Task to carry out — From the opening line of the records through the line bearing "(busR) at (1169,504);", set down every line exactly.

Data supplied —
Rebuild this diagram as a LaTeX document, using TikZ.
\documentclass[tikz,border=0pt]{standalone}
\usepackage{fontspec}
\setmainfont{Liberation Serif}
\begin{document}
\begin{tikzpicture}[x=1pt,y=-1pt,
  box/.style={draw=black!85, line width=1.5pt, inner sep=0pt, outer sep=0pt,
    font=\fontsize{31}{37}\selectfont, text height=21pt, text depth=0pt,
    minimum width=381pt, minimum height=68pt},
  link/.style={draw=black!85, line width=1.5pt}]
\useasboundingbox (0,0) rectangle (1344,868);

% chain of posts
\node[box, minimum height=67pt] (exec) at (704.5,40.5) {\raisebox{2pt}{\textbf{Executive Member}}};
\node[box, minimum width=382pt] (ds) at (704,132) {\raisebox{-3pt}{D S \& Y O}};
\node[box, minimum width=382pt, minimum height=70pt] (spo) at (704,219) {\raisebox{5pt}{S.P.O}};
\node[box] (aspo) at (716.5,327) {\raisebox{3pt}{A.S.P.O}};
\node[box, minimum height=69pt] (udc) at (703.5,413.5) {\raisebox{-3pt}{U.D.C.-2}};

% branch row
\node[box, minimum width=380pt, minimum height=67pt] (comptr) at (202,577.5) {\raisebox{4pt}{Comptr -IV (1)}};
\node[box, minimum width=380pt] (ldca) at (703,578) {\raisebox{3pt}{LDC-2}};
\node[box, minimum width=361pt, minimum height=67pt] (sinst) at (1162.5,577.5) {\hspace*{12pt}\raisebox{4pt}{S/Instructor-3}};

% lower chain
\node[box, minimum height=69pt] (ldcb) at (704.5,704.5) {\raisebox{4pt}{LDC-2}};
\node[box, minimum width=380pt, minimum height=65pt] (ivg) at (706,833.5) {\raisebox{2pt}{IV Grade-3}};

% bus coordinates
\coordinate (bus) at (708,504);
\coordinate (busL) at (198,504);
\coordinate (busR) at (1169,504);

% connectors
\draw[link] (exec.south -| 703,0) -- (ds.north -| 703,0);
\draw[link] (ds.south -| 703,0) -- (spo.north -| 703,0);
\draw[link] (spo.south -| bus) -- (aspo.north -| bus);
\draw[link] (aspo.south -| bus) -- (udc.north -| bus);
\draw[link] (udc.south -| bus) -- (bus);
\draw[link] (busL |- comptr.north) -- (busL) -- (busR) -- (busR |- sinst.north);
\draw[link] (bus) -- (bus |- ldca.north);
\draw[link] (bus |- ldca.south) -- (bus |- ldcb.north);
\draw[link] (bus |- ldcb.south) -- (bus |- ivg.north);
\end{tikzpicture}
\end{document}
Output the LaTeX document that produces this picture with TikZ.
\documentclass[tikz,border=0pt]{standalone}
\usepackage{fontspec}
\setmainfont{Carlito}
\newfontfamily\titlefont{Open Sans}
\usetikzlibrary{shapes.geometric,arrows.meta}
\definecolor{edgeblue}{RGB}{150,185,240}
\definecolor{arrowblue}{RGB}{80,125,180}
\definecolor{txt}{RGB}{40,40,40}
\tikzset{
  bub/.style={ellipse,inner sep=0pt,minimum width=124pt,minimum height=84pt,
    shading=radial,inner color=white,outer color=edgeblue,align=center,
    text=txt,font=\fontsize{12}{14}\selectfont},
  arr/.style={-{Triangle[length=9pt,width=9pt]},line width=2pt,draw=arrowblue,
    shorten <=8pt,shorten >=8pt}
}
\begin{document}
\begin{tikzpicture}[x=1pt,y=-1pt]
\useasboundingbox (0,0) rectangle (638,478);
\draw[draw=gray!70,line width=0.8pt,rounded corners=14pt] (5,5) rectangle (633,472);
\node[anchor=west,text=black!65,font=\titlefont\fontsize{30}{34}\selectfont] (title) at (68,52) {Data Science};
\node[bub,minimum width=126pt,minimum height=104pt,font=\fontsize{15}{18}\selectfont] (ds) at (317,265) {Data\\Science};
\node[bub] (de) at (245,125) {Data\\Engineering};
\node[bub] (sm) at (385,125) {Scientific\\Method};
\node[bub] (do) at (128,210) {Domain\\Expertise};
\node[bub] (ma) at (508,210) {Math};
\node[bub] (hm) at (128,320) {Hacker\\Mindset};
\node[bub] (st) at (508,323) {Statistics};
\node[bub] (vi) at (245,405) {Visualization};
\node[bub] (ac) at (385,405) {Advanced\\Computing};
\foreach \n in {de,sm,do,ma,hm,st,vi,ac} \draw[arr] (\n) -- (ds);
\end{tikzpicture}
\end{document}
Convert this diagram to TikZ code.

Solved problem —
Rebuild this diagram as a LaTeX document, using TikZ.
\documentclass[tikz,border=0pt]{standalone}
\usepackage{fontspec}
\setmainfont{Liberation Serif}
\begin{document}
\begin{tikzpicture}[x=1pt,y=-1pt,
  box/.style={draw=black!85, line width=1.5pt, inner sep=0pt, outer sep=0pt,
    font=\fontsize{31}{37}\selectfont, text height=21pt, text depth=0pt,
    minimum width=381pt, minimum height=68pt},
  link/.style={draw=black!85, line width=1.5pt}]
\useasboundingbox (0,0) rectangle (1344,868);

% chain of posts
\node[box, minimum height=67pt] (exec) at (704.5,40.5) {\raisebox{2pt}{\textbf{Executive Member}}};
\node[box, minimum width=382pt] (ds) at (704,132) {\raisebox{-3pt}{D S \& Y O}};
\node[box, minimum width=382pt, minimum height=70pt] (spo) at (704,219) {\raisebox{5pt}{S.P.O}};
\node[box] (aspo) at (716.5,327) {\raisebox{3pt}{A.S.P.O}};
\node[box, minimum height=69pt] (udc) at (703.5,413.5) {\raisebox{-3pt}{U.D.C.-2}};

% branch row
\node[box, minimum width=380pt, minimum height=67pt] (comptr) at (202,577.5) {\raisebox{4pt}{Comptr -IV (1)}};
\node[box, minimum width=380pt] (ldca) at (703,578) {\raisebox{3pt}{LDC-2}};
\node[box, minimum width=361pt, minimum height=67pt] (sinst) at (1162.5,577.5) {\hspace*{12pt}\raisebox{4pt}{S/Instructor-3}};

% lower chain
\node[box, minimum height=69pt] (ldcb) at (704.5,704.5) {\raisebox{4pt}{LDC-2}};
\node[box, minimum width=380pt, minimum height=65pt] (ivg) at (706,833.5) {\raisebox{2pt}{IV Grade-3}};

% bus coordinates
\coordinate (bus) at (708,504);
\coordinate (busL) at (198,504);
\coordinate (busR) at (1169,504);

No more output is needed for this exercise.